The federal government’s 2022 PGWP extension program wasn’t without flaws. Permit holders were initially told their authorization would be processed automatically, without them having to do anything. However, many did not receive the needed documents and ran out of status to legally stay and work in the country.

“Lessons learned from that process have been applied as we implement a similar one. The new public policy will allow anyone who was eligible under the 2022 initiative to apply for an open work permit and to restore their status,” the immigration department said.

Yogesh Tulani, whose PGWP would expire this month, said some unscrupulous consultants and lawyers — and some employers — are taking advantage of students who are on the edge of losing status by charging them hefty fees for a job offer and the Labour Market Impact Assessment they would need to obtain a closed work permit and stay in this country.

“You’re asked to pay a large sum of money, which ranged from anywhere between $8,000 to $35,000, which is unethical and illegal,” said the 23-year-old, who graduated from Georgian College in 2019 and now works as a pest-control technician in London, Ont.

Advocates said Fraser needs to make the PGWP permanently renewable to better protect vulnerable students from abuse and exploitation.

“We’re seeing that the same crisis is repeating over and over again.
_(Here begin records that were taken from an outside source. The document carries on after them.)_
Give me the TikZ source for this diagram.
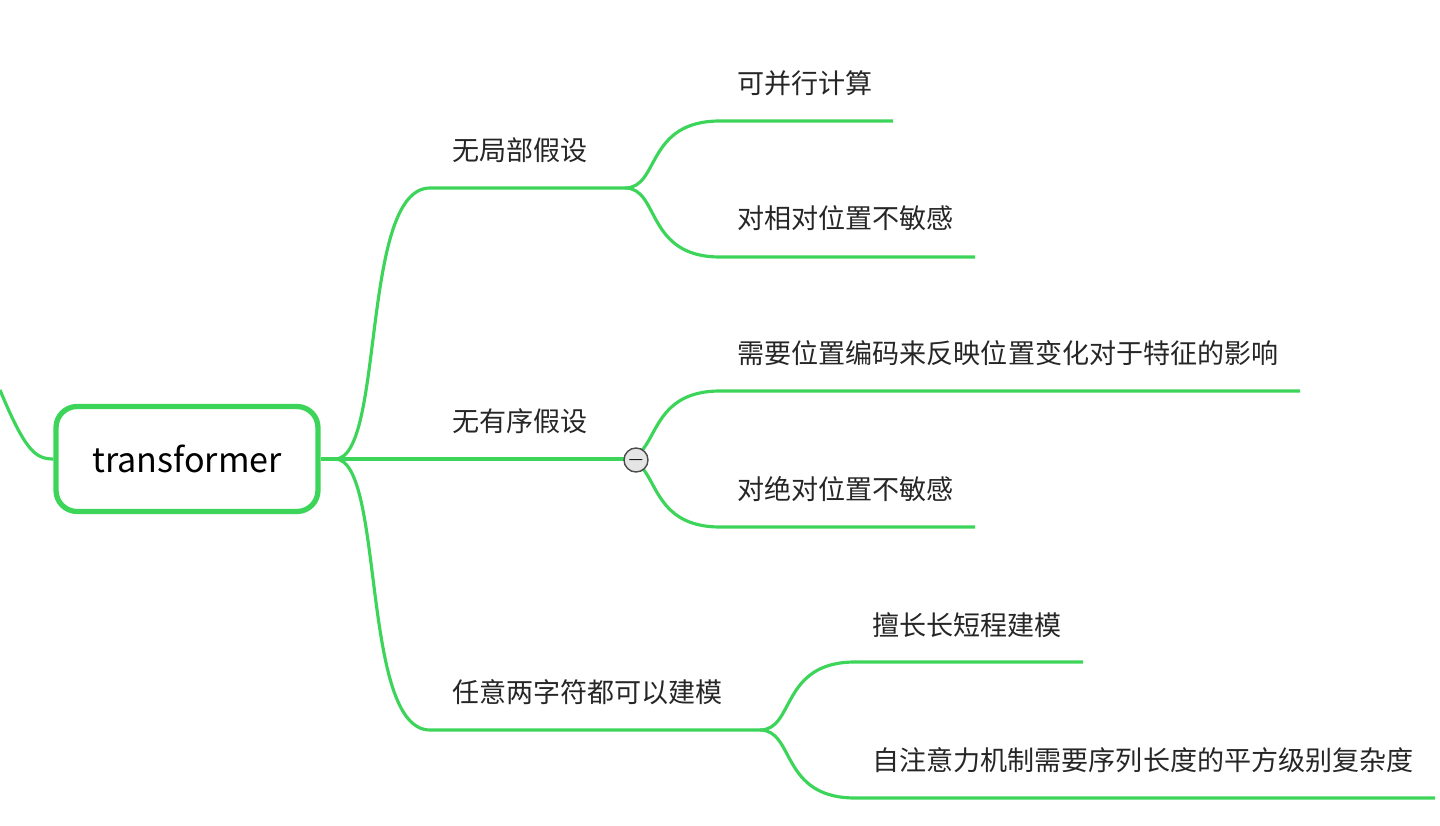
\documentclass[tikz,border=0pt]{standalone}
\usepackage{fontspec}
\setmainfont{Noto Sans CJK SC}
\usetikzlibrary{positioning}
\definecolor{BranchCol}{RGB}{60,213,90}
\tikzset{
  branch/.style={draw=BranchCol, line width=0.9pt},
  rootbox/.style={draw=BranchCol, line width=1.5pt, rounded corners=6pt, minimum width=2.62cm, minimum height=1.05cm, font=\fontsize{9.7}{11}\selectfont},
  label/.style={anchor=west, font=\fontsize{7.7}{9}\selectfont, text=black!85},
  foldmark/.style={circle, draw=black!70, fill=black!10, line width=0.4pt, inner sep=0pt, minimum size=0.24cm}
}
\begin{document}
\begin{tikzpicture}
  \useasboundingbox (0,0) rectangle (14.4,8.25);
  % root
  \node[rootbox] (root) at (1.87,3.66) {transformer};
  \coordinate (rootout) at (3.35,3.66);
  \coordinate (leftin) at (0,4.35);
  \draw[branch] (leftin) .. controls (0.25,3.75) and (0.35,3.66) .. (root.west);
  \draw[branch] (root.east) -- (rootout);
  % first level
  \coordinate (aS) at (4.3,6.37);  \coordinate (aE) at (6.25,6.37);
  \coordinate (bS) at (4.3,3.66);  \coordinate (bE) at (6.24,3.66);
  \coordinate (cS) at (4.3,0.95);  \coordinate (cE) at (7.6,0.95);
  \draw[branch] (rootout) .. controls (3.85,3.66) and (3.6,6.37) .. (aS) -- (aE);
  \draw[branch] (rootout) .. controls (3.8,3.66) and (3.9,3.66) .. (bS) -- (bE);
  \draw[branch] (rootout) .. controls (3.85,3.66) and (3.6,0.95) .. (cS) -- (cE);
  \node[label] (a) at (4.4,6.75) {无局部假设};
  \node[label] (b) at (4.4,4.04) {无有序假设};
  \node[label] (c) at (4.4,1.33) {任意两字符都可以建模};
  % second level
  \coordinate (a1S) at (7.2,7.04);  \coordinate (a1E) at (8.93,7.04);
  \coordinate (a2S) at (7.2,5.68);  \coordinate (a2E) at (9.75,5.68);
  \draw[branch] (aE) .. controls (6.6,6.37) and (6.45,7.04) .. (a1S) -- (a1E);
  \draw[branch] (aE) .. controls (6.6,6.37) and (6.45,5.68) .. (a2S) -- (a2E);
  \node[label] (a1) at (7.25,7.42) {可并行计算};
  \node[label] (a2) at (7.25,6.07) {对相对位置不敏感};
  \coordinate (b1S) at (7.2,4.34);  \coordinate (b1E) at (13.0,4.34);
  \coordinate (b2S) at (7.2,2.98);  \coordinate (b2E) at (9.75,2.98);
  \draw[branch] (bE) .. controls (6.6,3.66) and (6.45,4.34) .. (b1S) -- (b1E);
  \draw[branch] (bE) .. controls (6.6,3.66) and (6.45,2.98) .. (b2S) -- (b2E);
  \node[label] (b1) at (7.25,4.72) {需要位置编码来反映位置变化对于特征的影响};
  \node[label] (b2) at (7.25,3.36) {对绝对位置不敏感};
  \node[foldmark] (fold) at (6.36,3.65) {\fontsize{5}{5}\selectfont$-$};
  \coordinate (c1S) at (8.55,1.63);  \coordinate (c1E) at (10.83,1.63);
  \coordinate (c2S) at (8.55,0.27);  \coordinate (c2E) at (14.35,0.27);
  \draw[branch] (cE) .. controls (7.95,0.95) and (7.8,1.63) .. (c1S) -- (c1E);
  \draw[branch] (cE) .. controls (7.95,0.95) and (7.8,0.27) .. (c2S) -- (c2E);
  \node[label] (c1) at (8.6,2.0) {擅长长短程建模};
  \node[label] (c2) at (8.6,0.65) {自注意力机制需要序列长度的平方级别复杂度};
\end{tikzpicture}
\end{document}
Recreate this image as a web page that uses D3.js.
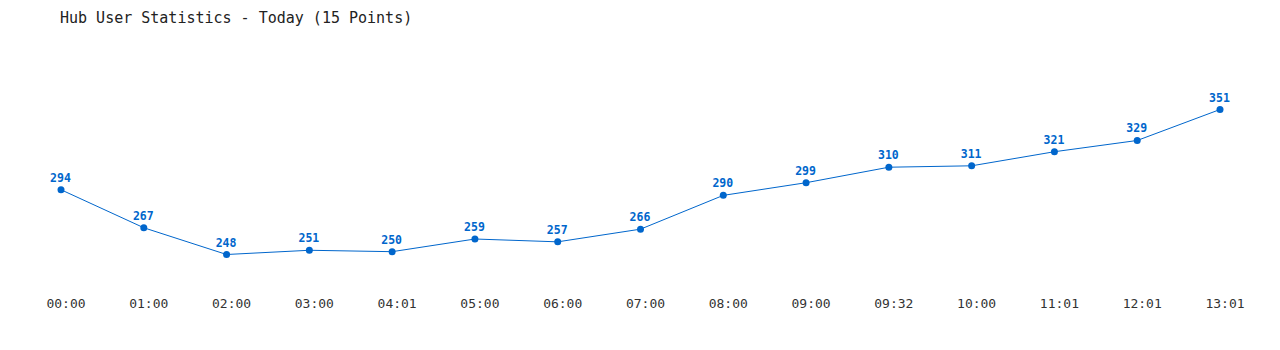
<!DOCTYPE html>
<html>
<head>
<meta charset="utf-8">
<script src="https://cdn.jsdelivr.net/npm/d3@7"></script>
<style>
  body { margin: 0; background: #fff; }
  svg text { font-family: "DejaVu Sans Mono", "Liberation Mono", monospace; }
</style>
</head>
<body>
<div id="chart"></div>
<script>
// data
let times = ["00:00", "01:00", "02:00", "03:00", "04:01", "05:00", "06:00", "07:00",
             "08:00", "09:00", "09:32", "10:00", "11:01", "12:01", "13:01"];
let users = [294, 267, 248, 251, 250, 259, 257, 266, 290, 299, 310, 311, 321, 329, 351];

let width = 1280;
let height = 350;
let color = "#0066cc";

let svg = d3.select("#chart").append("svg")
  .attr("width", width)
  .attr("height", height);

// title
svg.append("text")
  .attr("x", 60)
  .attr("y", 23)
  .style("font-size", "15px")
  .style("fill", "#222")
  .text("Hub User Statistics - Today (15 Points)");

let x = d3.scalePoint().domain(times).range([61, 1220]);
let y = d3.scaleLinear().domain([d3.min(users), d3.max(users)]).range([254.5, 109.5]);

let pts = times.map(function(t, i) { return {t: t, v: users[i]}; });

// x labels (sit a bit right of the points)
svg.append("g").selectAll("text")
  .data(times)
  .enter().append("text")
  .attr("x", function(d) { return x(d) + 5; })
  .attr("y", 308)
  .attr("text-anchor", "middle")
  .style("font-size", "13px")
  .style("fill", "#333")
  .text(function(d) { return d; });

let line = d3.line()
  .x(function(d) { return x(d.t); })
  .y(function(d) { return y(d.v); });

svg.append("path")
  .datum(pts)
  .attr("d", line)
  .attr("fill", "none")
  .attr("stroke", color)
  .attr("stroke-width", 1);

svg.append("g").selectAll("circle")
  .data(pts)
  .enter().append("circle")
  .attr("cx", function(d) { return x(d.t); })
  .attr("cy", function(d) { return y(d.v); })
  .attr("r", 3.5)
  .attr("fill", color);

svg.append("g").selectAll("text")
  .data(pts)
  .enter().append("text")
  .attr("x", function(d) { return x(d.t) - 0.5; })
  .attr("y", function(d) { return y(d.v) - 8; })
  .attr("text-anchor", "middle")
  .style("font-size", "11.5px")
  .style("font-weight", "bold")
  .style("fill", color)
  .text(function(d) { return d.v; });
</script>
</body>
</html>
How many more times are we going to have to fight for permanent renewability?” asked Sarom Rho, an organizer for Migrant Students United at the Migrant Workers Alliance for Change.

Rho also urged Fraser to resume the Canadian Experience Class program, which most international graduates use to transition to permanent residence based on their work experience and education credentials acquired in the country.
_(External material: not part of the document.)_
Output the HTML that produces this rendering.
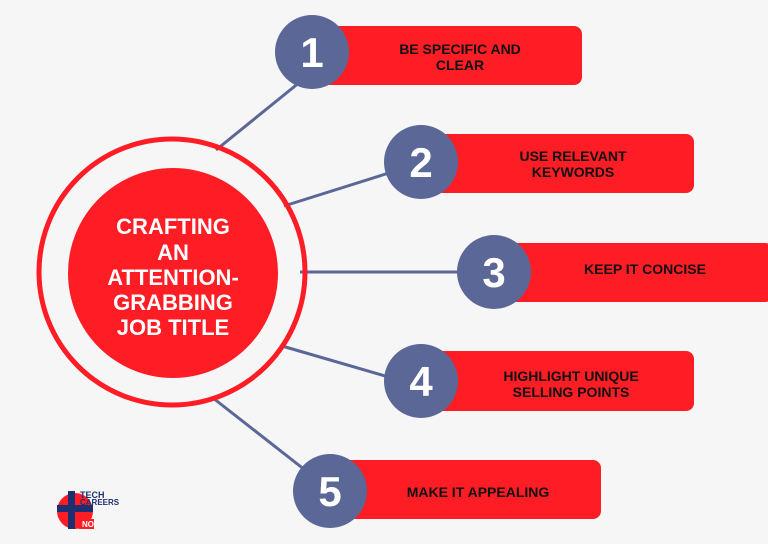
<!DOCTYPE html>
<html><head><style>
body{margin:0;background:#f6f6f6;}
svg text{font-family:"Liberation Sans",sans-serif;font-weight:bold;}
</style></head><body>
<svg width="768" height="539" viewBox="0 0 768 539" xmlns="http://www.w3.org/2000/svg">
<rect width="768" height="539" fill="#f6f6f6"/>
<g stroke="#5b6797" stroke-width="3">
<line x1="216" y1="150" x2="300" y2="82"/>
<line x1="284" y1="206" x2="392" y2="172"/>
<line x1="300" y1="272" x2="470" y2="272"/>
<line x1="282" y1="346" x2="392" y2="378"/>
<line x1="213" y1="398" x2="305" y2="470"/>
</g>
<circle cx="172" cy="272" r="133" fill="none" stroke="#fe1c25" stroke-width="5"/>
<circle cx="173" cy="273" r="105" fill="#fe1c25"/>
<g fill="#fff" font-size="22" text-anchor="middle">
<text x="173" y="234">CRAFTING</text>
<text x="173" y="260">AN</text>
<text x="173" y="285">ATTENTION-</text>
<text x="173" y="310">GRABBING</text>
<text x="173" y="335">JOB TITLE</text>
</g>
<g fill="#fe1c25">
<rect x="318" y="26" width="264" height="59" rx="8"/>
<rect x="428" y="134" width="266" height="59" rx="8"/>
<rect x="503" y="243" width="270" height="59" rx="8"/>
<rect x="428" y="351" width="266" height="60" rx="8"/>
<rect x="338" y="460" width="263" height="59" rx="8"/>
</g>
<g fill="#5b6797">
<circle cx="312" cy="52" r="37"/>
<circle cx="421" cy="162" r="37"/>
<circle cx="494" cy="272" r="37"/>
<circle cx="421" cy="381" r="37"/>
<circle cx="330" cy="491" r="37"/>
</g>
<g fill="#fff" font-size="42" text-anchor="middle">
<text x="312" y="67">1</text>
<text x="421" y="177">2</text>
<text x="494" y="287">3</text>
<text x="421" y="396">4</text>
<text x="330" y="506">5</text>
</g>
<g fill="#111" font-size="14" text-anchor="middle">
<text x="460" y="54">BE SPECIFIC AND</text>
<text x="460" y="70">CLEAR</text>
<text x="573" y="161">USE RELEVANT</text>
<text x="573" y="177">KEYWORDS</text>
<text x="645" y="274">KEEP IT CONCISE</text>
<text x="571" y="381">HIGHLIGHT UNIQUE</text>
<text x="571" y="397">SELLING POINTS</text>
<text x="478" y="497">MAKE IT APPEALING</text>
</g>
<g>
<circle cx="75" cy="511" r="18" fill="#fe1c25"/>
<rect x="57" y="505" width="36" height="7" fill="#1d2f6f"/>
<rect x="68" y="491" width="7" height="38" fill="#1d2f6f"/>
<rect x="79" y="519" width="15" height="10" fill="#fe1c25"/>
<text x="82" y="527" font-size="8" fill="#fff">NO</text>
<text x="80" y="498" font-size="9" fill="#1d2f6f">TECH</text>
<text x="80" y="505" font-size="8" fill="#1d2f6f">CAREERS</text>
</g>
</svg>
</body></html>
The draws for the program have been suspended for nine months and the delay has contributed to international graduates’ immigration limbo, leaving some unable to get permanent residence while their legal status is running out, said Rho.

“Many current and former migrant student workers will be facing the same crisis in January of 2024,” she warned.

Canada, like most countries, has faced significant labour and skill shortages in the economic recovery from the COVID-19 pandemic, and the special measures are an attempt to keep current workers in the labour market.

International students and graduates have become a main source of temporary migrant workers in Canada. Those enrolled in a post-secondary program can work during their studies and are eligible for a PGWP that lasts for up to three years.

According to the Canadian Bureau for International Education, there were 807,750 international students in Canada at all levels of study last year, up 43 per cent from five years ago. Indian students accounted for 40 per cent of the overall international enrolment, followed by Chinese students, at 12 per cent.

At the end of 2022, more than 286,000 international graduates were in Canada with a valid post-graduation work permit, immigration officials say.

About 127,000 PGWPs expire this year, though about 67,000 PGWP holders have already applied for permanent residence and won’t need to extend their work permit through this initiative.